Yes, some algorithms exhibit different time complexities depending on the input. For example, Quick Sort has an average case of O(n log n) but a worst case of O(n²). The worst case occurs when the pivot is consistently the smallest or largest element, which can happen with already-sorted or reverse-sorted input. Similarly, some algorithms might have different complexities for sorted vs. unsorted input, or for sparse vs. dense graphs.

What is the significance of the "n" in Big-O notation?

The "n" in Big-O notation represents the size of the input to the algorithm. What constitutes "n" can vary depending on the problem: it might be the number of elements in an array, the number of vertices in a graph, the number of bits in a number, or any other measure of input size. The key is that n grows as the input grows, and we're interested in how the running time grows as a function of n.

How do recursive algorithms affect time complexity?

Recursive algorithms can lead to a variety of time complexities depending on how the recursion is structured. A simple recursion that makes one recursive call with a smaller input (like binary search) typically results in O(log n) complexity. A recursion that makes two recursive calls (like the naive Fibonacci implementation) results in O(2ⁿ) complexity. Some recursive algorithms use memoization or dynamic programming to avoid redundant calculations, which can dramatically improve their time complexity.

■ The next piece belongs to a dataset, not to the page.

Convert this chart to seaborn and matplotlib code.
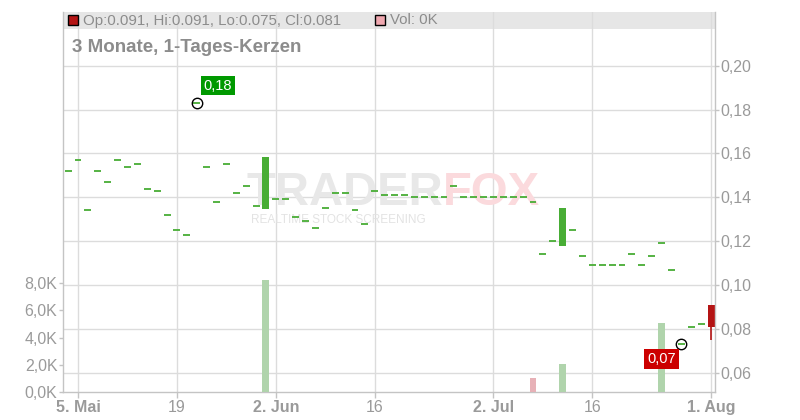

What are some common mistakes when analyzing time complexity?

Common mistakes include: focusing on best-case instead of worst-case scenarios, ignoring the dominant term (e.g., saying O(n² + n) is different from O(n²)), not considering the input model (e.g., assuming an array is sorted when it's not), overlooking nested loops or recursive calls, and confusing time complexity with space complexity. Another common mistake is assuming that an algorithm with a better Big-O complexity will always be faster in practice—constant factors and lower-order terms can sometimes make a theoretically "worse" algorithm faster for practical input sizes.

How can I improve the time complexity of my algorithm?

Improving time complexity often involves: using more efficient data structures (e.g., hash tables for O(1) lookups instead of arrays for O(n) searches), employing better algorithms (e.g., binary search instead of linear search), reducing nested loops, using memoization or dynamic programming to avoid redundant calculations, implementing divide-and-conquer strategies, or leveraging parallel processing. Sometimes, a completely different approach to the problem can yield a better complexity class.